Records
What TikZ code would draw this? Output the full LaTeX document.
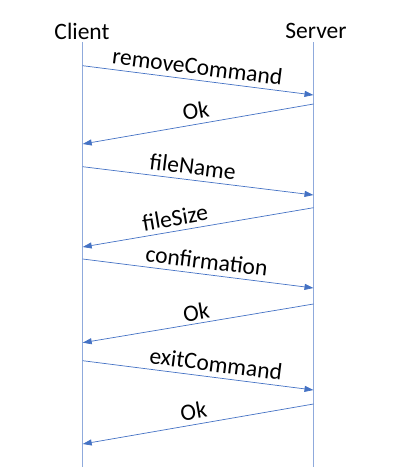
\documentclass[tikz,border=0pt]{standalone}
\usepackage{fontspec}
\setmainfont{Carlito}
\usetikzlibrary{arrows.meta}
\definecolor{msgblue}{HTML}{4472C4}
\definecolor{lifeblue}{HTML}{8FAADC}
\begin{document}
\begin{tikzpicture}[x=1pt,y=-1pt,
  lifeline/.style={draw=lifeblue,line width=0.8pt},
  msg/.style={draw=msgblue,line width=0.7pt,-{Triangle[length=9pt,width=6pt]}},
  lbl/.style={sloped,above,inner sep=0pt,yshift=5pt,font=\fontsize{23.5}{26}\selectfont},
  head/.style={font=\fontsize{23.5}{26}\selectfont,anchor=base,inner sep=0pt}]
\useasboundingbox (0,0) rectangle (416,467);
\node[head] (client) at (82,39) {Client};
\node[head] (server) at (316,38) {Server};
\coordinate (ctop) at (82.7,42);
\coordinate (cbot) at (82.7,467);
\coordinate (stop) at (313.5,42);
\coordinate (sbot) at (313.5,467);
\draw[lifeline] (ctop) -- (cbot);
\draw[lifeline] (stop) -- (sbot);
% message endpoints
\coordinate (c1) at (82.7,65.7);  \coordinate (s1) at (313.5,95);
\coordinate (s2) at (313.5,104);  \coordinate (c2) at (82.7,144);
\coordinate (c3) at (82.7,166.7); \coordinate (s3) at (313.5,195);
\coordinate (s4) at (313.5,207.7);\coordinate (c4) at (82.7,247);
\coordinate (c5) at (82.7,259);   \coordinate (s5) at (313.5,288);
\coordinate (s6) at (313.5,304);  \coordinate (c6) at (82.7,342.7);
\coordinate (c7) at (82.7,360.7); \coordinate (s7) at (313.5,390);
\coordinate (s8) at (313.5,404);  \coordinate (c8) at (82.7,444);
\draw[msg] (c1) -- node[lbl,pos=0.49] {removeCommand} (s1);
\draw[msg] (s2) -- node[lbl,pos=0.5] {Ok} (c2);
\draw[msg] (c3) -- node[lbl,pos=0.47] {fileName} (s3);
\draw[msg] (s4) -- node[lbl,pos=0.59] {fileSize} (c4);
\draw[msg] (c5) -- node[lbl,pos=0.53] {confirmation} (s5);
\draw[msg] (s6) -- node[lbl,pos=0.5,yshift=-2pt] {Ok} (c6);
\draw[msg] (c7) -- node[lbl,pos=0.57] {exitCommand} (s7);
\draw[msg] (s8) -- node[lbl,pos=0.51] {Ok} (c8);
\end{tikzpicture}
\end{document}
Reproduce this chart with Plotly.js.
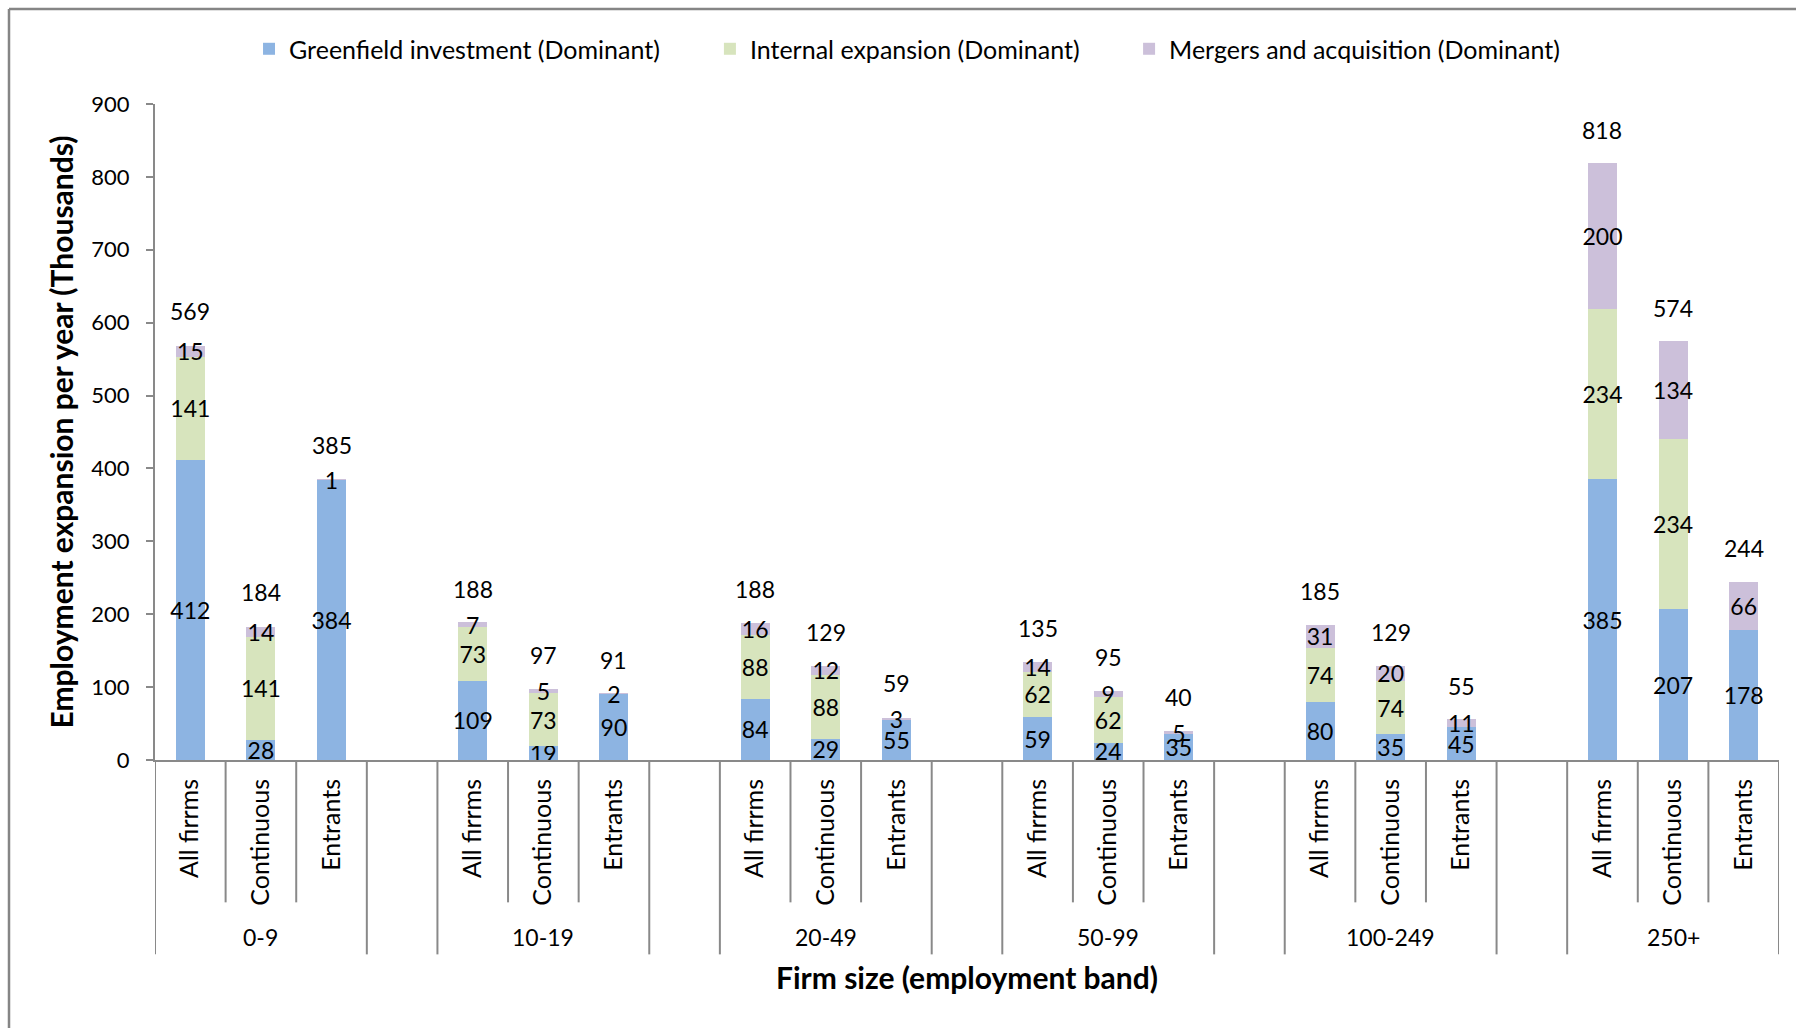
<!DOCTYPE html>
<html>
<head>
<meta charset="utf-8">
<script src="https://cdn.plot.ly/plotly-3.0.1.min.js"></script>
<style>html,body{margin:0;padding:0;background:#fff;}#chart{width:1796px;height:1028px;}</style>
</head>
<body>
<div id="chart"></div>
<script>
// ---- Data ----
const groups = ['0-9', '10-19', '20-49', '50-99', '100-249', '250+'];
const subcategories = ['All firrms', 'Continuous', 'Entrants'];
const greenfield = [412, 28, 384, 109, 19, 90, 84, 29, 55, 59, 24, 35, 80, 35, 45, 385, 207, 178];
const internal   = [141, 141, 0, 73, 73, 0, 88, 88, 0, 62, 62, 0, 74, 74, 0, 234, 234, 0];
const mergers    = [15, 14, 1, 7, 5, 2, 16, 12, 3, 14, 9, 5, 31, 20, 11, 200, 134, 66];
const totals     = [569, 184, 385, 188, 97, 91, 188, 129, 59, 135, 95, 40, 185, 129, 55, 818, 574, 244];
const seriesNames = ['Greenfield investment (Dominant)', 'Internal expansion (Dominant)', 'Mergers and acquisition (Dominant)'];
const yTicks = [0, 100, 200, 300, 400, 500, 600, 700, 800, 900];

// ---- Styling ----
const FONT = 'Lato, "Liberation Sans", sans-serif';
const colors = ['#8DB4E2', '#D7E4BD', '#CCC0DA'];
const GREY = '#898989';
const slotsPerGroup = subcategories.length + 1; // one blank slot between groups

// category positions on a linear axis: group index * 4 + sub index
const xPos = [];
const tickText = [];
groups.forEach((g, gi) => {
  subcategories.forEach((s, si) => {
    xPos.push(gi * slotsPerGroup + si);
    tickText.push(s);
  });
});
const xMax = groups.length * slotsPerGroup - 1 - 0.5;

const labelOf = v => (v === 0 ? '' : String(v));

const seriesValues = [greenfield, internal, mergers];
const legendIds = ['legend', 'legend2', 'legend3'];
const traces = seriesValues.map((vals, i) => ({
  type: 'bar',
  name: seriesNames[i],
  x: xPos,
  y: vals,
  width: 0.41,
  marker: {color: colors[i], line: {width: 0}},
  text: vals.map(labelOf),
  textposition: 'inside',
  insidetextanchor: 'middle',
  textangle: 0,
  constraintext: 'none',
  cliponaxis: false,
  insidetextfont: {family: FONT, size: 23, color: '#000'},
  textfont: {family: FONT, size: 23, color: '#000'},
  legend: legendIds[i],
  hoverinfo: 'skip'
}));

// total labels above each stacked bar
const annotations = xPos.map((x, i) => ({
  x: x, y: totals[i], xref: 'x', yref: 'y',
  text: String(totals[i]), showarrow: false,
  yanchor: 'middle', yshift: 34,
  font: {family: FONT, size: 23, color: '#000'}
}));
// group labels
groups.forEach((g, gi) => {
  annotations.push({
    x: gi * slotsPerGroup + 1, y: -0.2704, xref: 'x', yref: 'paper',
    text: g, showarrow: false, yanchor: 'middle',
    font: {family: FONT, size: 23, color: '#000'}
  });
});

// category separators below the axis
const shapes = [];
for (let gi = 0; gi < groups.length; gi++) {
  const base = gi * slotsPerGroup;
  const lines = [
    {x: base - 0.5, long: true},
    {x: base + 0.5, long: false},
    {x: base + 1.5, long: false},
    {x: base + 2.5, long: true}
  ];
  lines.forEach(l => shapes.push({
    type: 'line', xref: 'x', yref: 'paper',
    x0: l.x, x1: l.x, y0: 0, y1: l.long ? -0.2963 : -0.217,
    line: {color: GREY, width: 2}
  }));
}
// chart frame (top and left edges visible)
shapes.push({type: 'line', xref: 'paper', yref: 'paper', x0: -0.0899, x1: 1.02, y0: 1.1447, y1: 1.1447, line: {color: '#858585', width: 2.5}});
shapes.push({type: 'line', xref: 'paper', yref: 'paper', x0: -0.0899, x1: -0.0899, y0: 1.1447, y1: -0.42, line: {color: '#858585', width: 2.5}});

const legendBase = {
  orientation: 'h', yanchor: 'middle', xanchor: 'left', y: 1.0838,
  font: {family: FONT, size: 25, color: '#000'},
  bgcolor: 'rgba(0,0,0,0)', borderwidth: 0
};

const layout = {
  width: 1796, height: 1028,
  margin: {l: 155, r: 17, t: 104, b: 267.5, autoexpand: false},
  paper_bgcolor: '#fff', plot_bgcolor: '#fff',
  barmode: 'stack',
  font: {family: FONT, size: 23, color: '#000'},
  showlegend: true,
  legend: Object.assign({}, legendBase, {x: 0.0579}),
  legend2: Object.assign({}, legendBase, {x: 0.3417}),
  legend3: Object.assign({}, legendBase, {x: 0.5998}),
  xaxis: {
    range: [-0.5, xMax], tickmode: 'array', tickvals: xPos, ticktext: tickText,
    tickangle: -90, ticks: '', showgrid: false, zeroline: false,
    showline: true, linecolor: GREY, linewidth: 2,
    tickfont: {family: FONT, size: 25, color: '#000'},
    ticklabelstandoff: 7,
    automargin: false,
    title: {text: 'Firm size (employment band)', font: {family: FONT, size: 30, color: '#000', weight: 'bold'}, standoff: 63}
  },
  yaxis: {
    range: [0, 900], tickmode: 'array', tickvals: yTicks,
    ticks: 'outside', ticklen: 7, tickwidth: 2, tickcolor: GREY,
    showgrid: false, zeroline: false, showline: true, linecolor: GREY, linewidth: 2,
    tickfont: {family: FONT, size: 22, color: '#000'},
    ticklabelstandoff: 12,
    automargin: false,
    title: {text: 'Employment expansion per year (Thousands)', font: {family: FONT, size: 30, color: '#000', weight: 'bold'}, standoff: 9}
  },
  annotations: annotations,
  shapes: shapes
};

Plotly.newPlot('chart', traces, layout, {staticPlot: true, displayModeBar: false});
</script>
</body>
</html>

**What is required:** Which lines in the listing above hold the word "chart"? Show each of them.

**Response:**
Reproduce this chart with Plotly.js.
<style>html,body{margin:0;padding:0;background:#fff;}#chart{width:1796px;height:1028px;}</style>
<div id="chart"></div>
// chart frame (top and left edges visible)
Plotly.newPlot('chart', traces, layout, {staticPlot: true, displayModeBar: false});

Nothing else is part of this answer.